TML, TEMPO, and TxDOT Agreement: Turnback Program is Voluntary
On April 4, 2014, the League and the Texas Department of Transportation (TxDOT) agreed in writing that TxDOT’s “Turnback Program” was to proceed entirely on a voluntary basis. Cities first became aware of the program when a letter was sent to larger cities informing them that TxDOT intended to consider transferring all maintenance of certain non-controlled-access state highways to those cities.
What was originally perceived as a unilateral, unfunded mandate on those cities has become a cooperative effort between TML, the Association of Texas Metropolitan Planning Organizations (TEMPO), and TxDOT to address the state’s highway funding needs. A select committee of city officials – appointed by Texas Municipal League President Jungus Jordan – met with TxDOT officials on January 6. At that meeting, TxDOT gave assurances that the program is meant to be voluntary.
Later negotiations resulted in a written memorandum of understanding (MOU) between the three organizations. The MOU contains, among others, the following key provisions:
- Written confirmation of the program’s voluntary nature.
- The program is available to any city within the boundaries of a metropolitan planning organization (MPO).
- The parties will work together in good faith to ensure the effective and efficient implementation of the program.
- TxDOT incentives for the program will be capped at a statewide total of $100 million and will be offered on a first come/first served basis.

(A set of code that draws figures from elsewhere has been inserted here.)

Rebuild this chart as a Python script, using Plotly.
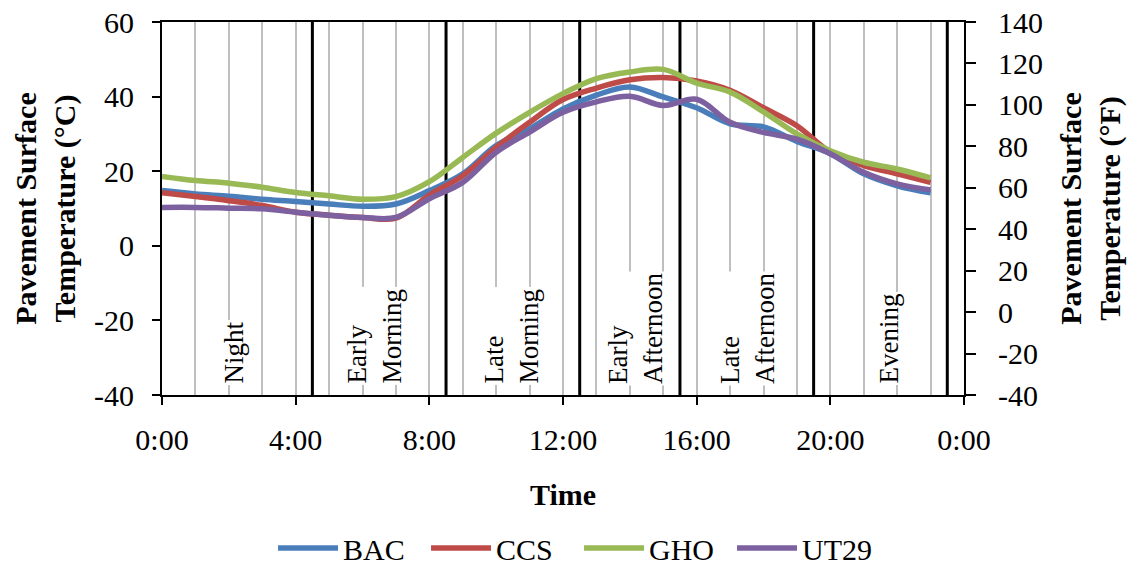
import plotly.graph_objects as go

# ---------------- data ----------------
hours = list(range(24))
BAC = [14.8, 13.9, 13.3, 12.5, 11.9, 11.2, 10.6, 11.2, 14.8, 19.3, 26.9, 31.4,
       36.7, 40.4, 42.6, 39.9, 37.0, 32.7, 31.9, 28.0, 24.7, 19.3, 16.1, 14.2]
CCS = [14.2, 13.2, 12.1, 10.8, 9.0, 8.2, 7.6, 7.4, 13.6, 18.8, 26.4, 33.1,
       39.2, 42.3, 44.5, 45.1, 44.2, 41.7, 37.0, 32.2, 25.1, 21.5, 19.3, 17.0]
GHO = [18.6, 17.5, 16.8, 15.7, 14.3, 13.4, 12.5, 13.2, 17.2, 23.7, 30.2, 35.8,
       40.8, 44.8, 46.6, 47.3, 43.6, 41.2, 35.9, 30.0, 25.5, 22.4, 20.6, 18.2]
UT29 = [10.3, 10.3, 10.1, 9.9, 9.0, 8.2, 7.6, 7.6, 12.6, 17.0, 25.1, 30.5,
        35.8, 38.6, 40.1, 37.6, 39.3, 33.1, 30.4, 28.6, 24.7, 19.7, 16.6, 15.0]

series_names = ["BAC", "CCS", "GHO", "UT29"]
series_values = [BAC, CCS, GHO, UT29]
series_colors = ["#4A7EBB", "#BE4B48", "#98B954", "#7D60A0"]

x_tickvals = [0, 4, 8, 12, 16, 20, 24]
x_ticktext = ["0:00", "4:00", "8:00", "12:00", "16:00", "20:00", "0:00"]

yc_tickvals = [-40, -20, 0, 20, 40, 60]
yc_ticktext = ["-40", "-20", "0", "20", "40", "60"]
yf_tickvals = [-40, -20, 0, 20, 40, 60, 80, 100, 120, 140]
yf_ticktext = ["-40", "-20", "0", "20", "40", "60", "80", "100", "120", "140"]

period_bounds = [4.5, 8.5, 12.5, 15.5, 19.5, 23.5]
period_labels = ["Night", "Early<br>Morning", "Late<br>Morning",
                 "Early<br>Afternoon", "Late<br>Afternoon", "Evening"]
period_label_x = [2.15, 6.35, 10.45, 14.15, 17.5, 21.75]

FONT = "Liberation Serif, Times New Roman, serif"

fig = go.Figure()
for name, vals, col in zip(series_names, series_values, series_colors):
    fig.add_trace(go.Scatter(x=hours, y=vals, name=name, mode="lines",
                             line=dict(color=col, width=5.5, shape="spline")))

# hidden trace to carry the Fahrenheit axis
fig.add_trace(go.Scatter(x=hours, y=[c * 9 / 5 + 32 for c in BAC], yaxis="y2",
                         mode="lines", line=dict(width=0), opacity=0,
                         showlegend=False, hoverinfo="skip"))

for b in period_bounds:
    fig.add_shape(type="line", xref="x", yref="paper", x0=b, x1=b, y0=0, y1=1,
                  line=dict(color="black", width=3), layer="below")

for txt, xp in zip(period_labels, period_label_x):
    fig.add_annotation(x=xp, y=-37.5, xref="x", yref="y", text=txt,
                       textangle=-90, showarrow=False, xanchor="center",
                       yanchor="bottom", align="left", bgcolor="white",
                       font=dict(family=FONT, size=27, color="black"))

fig.update_layout(
    width=1127, height=565,
    margin=dict(l=162, r=163, t=22, b=170, autoexpand=False),
    paper_bgcolor="white", plot_bgcolor="white",
    font=dict(family=FONT, size=30, color="black"),
    showlegend=True,
    legend=dict(orientation="h", x=0.52, xanchor="center", y=-0.41,
                yanchor="middle", font=dict(size=30), itemwidth=60,
                entrywidth=78, tracegroupgap=0),
    xaxis=dict(range=[0, 24], tickmode="array", tickvals=x_tickvals,
               ticktext=x_ticktext, showgrid=True, gridcolor="#BFBFBF",
               gridwidth=2, showline=True, linecolor="black", linewidth=2,
               mirror=True, ticks="outside", ticklen=8, tickwidth=2,
               tickcolor="black", ticklabelstandoff=9, zeroline=False,
               automargin=False,
               minor=dict(tick0=0, dtick=1, showgrid=True,
                          gridcolor="#BFBFBF", gridwidth=2, ticks=""),
               title=dict(text="<b>Time</b>", standoff=29,
                          font=dict(size=30))),
    yaxis=dict(range=[-40, 60], tickmode="array", tickvals=yc_tickvals,
               ticktext=yc_ticktext, showgrid=False,
               zeroline=False, showline=True, linecolor="black", linewidth=2,
               ticks="outside", ticklen=8, tickwidth=2, tickcolor="black",
               ticklabelstandoff=12, automargin=False,
               title=dict(text="<b>Pavement Surface<br>Temperature (°C)</b>",
                          standoff=10, font=dict(size=30))),
    yaxis2=dict(range=[-40, 140], tickmode="array", tickvals=yf_tickvals,
                ticktext=yf_ticktext, overlaying="y",
                side="right", anchor="x", showgrid=False, zeroline=False,
                showline=True, linecolor="black", linewidth=2,
                ticks="outside", ticklen=10, tickwidth=2, tickcolor="black",
                ticklabelstandoff=16, automargin=False,
                title=dict(text="<b>Pavement Surface<br>Temperature (°F)</b>",
                           standoff=19, font=dict(size=30))),
)

fig.write_html("out.html")
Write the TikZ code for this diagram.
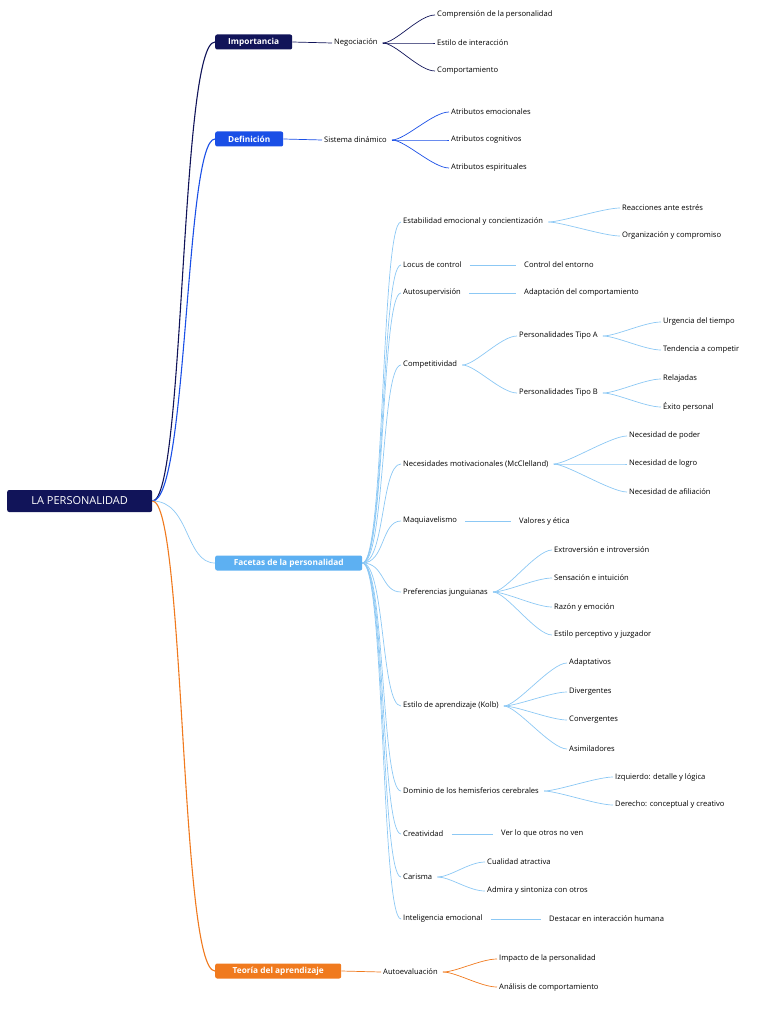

- The MOU is subject to review every two years for adjustments according to real-world experiences.
- TxDOT will ensure that a candidate highway is in satisfactory condition before a transfer occurs, and no highway will be turned back unless the city agrees that it is in satisfactory condition.
- TxDOT’s future maintenance savings will be used by TxDOT on eligible mobility, safety, and preservation projects within the same city that accepts the responsibilities for a turned back road.
- TxDOT will not use a city’s refusal to accept a turned back highway as justification to reduce spending in the city or TxDOT district in which the city is located.
The main point of the agreement is confirmation of the voluntary nature of the program—no city will be forced to take over a state highway unless the city agrees it should happen. The next step procedurally is for TML to produce a legislative position related to possible local-option funding sources that will assist cities in maintaining “turned back” highways in their city, as well as with general transportation needs. That position will be developed over the coming months through the TML legislative policy development process.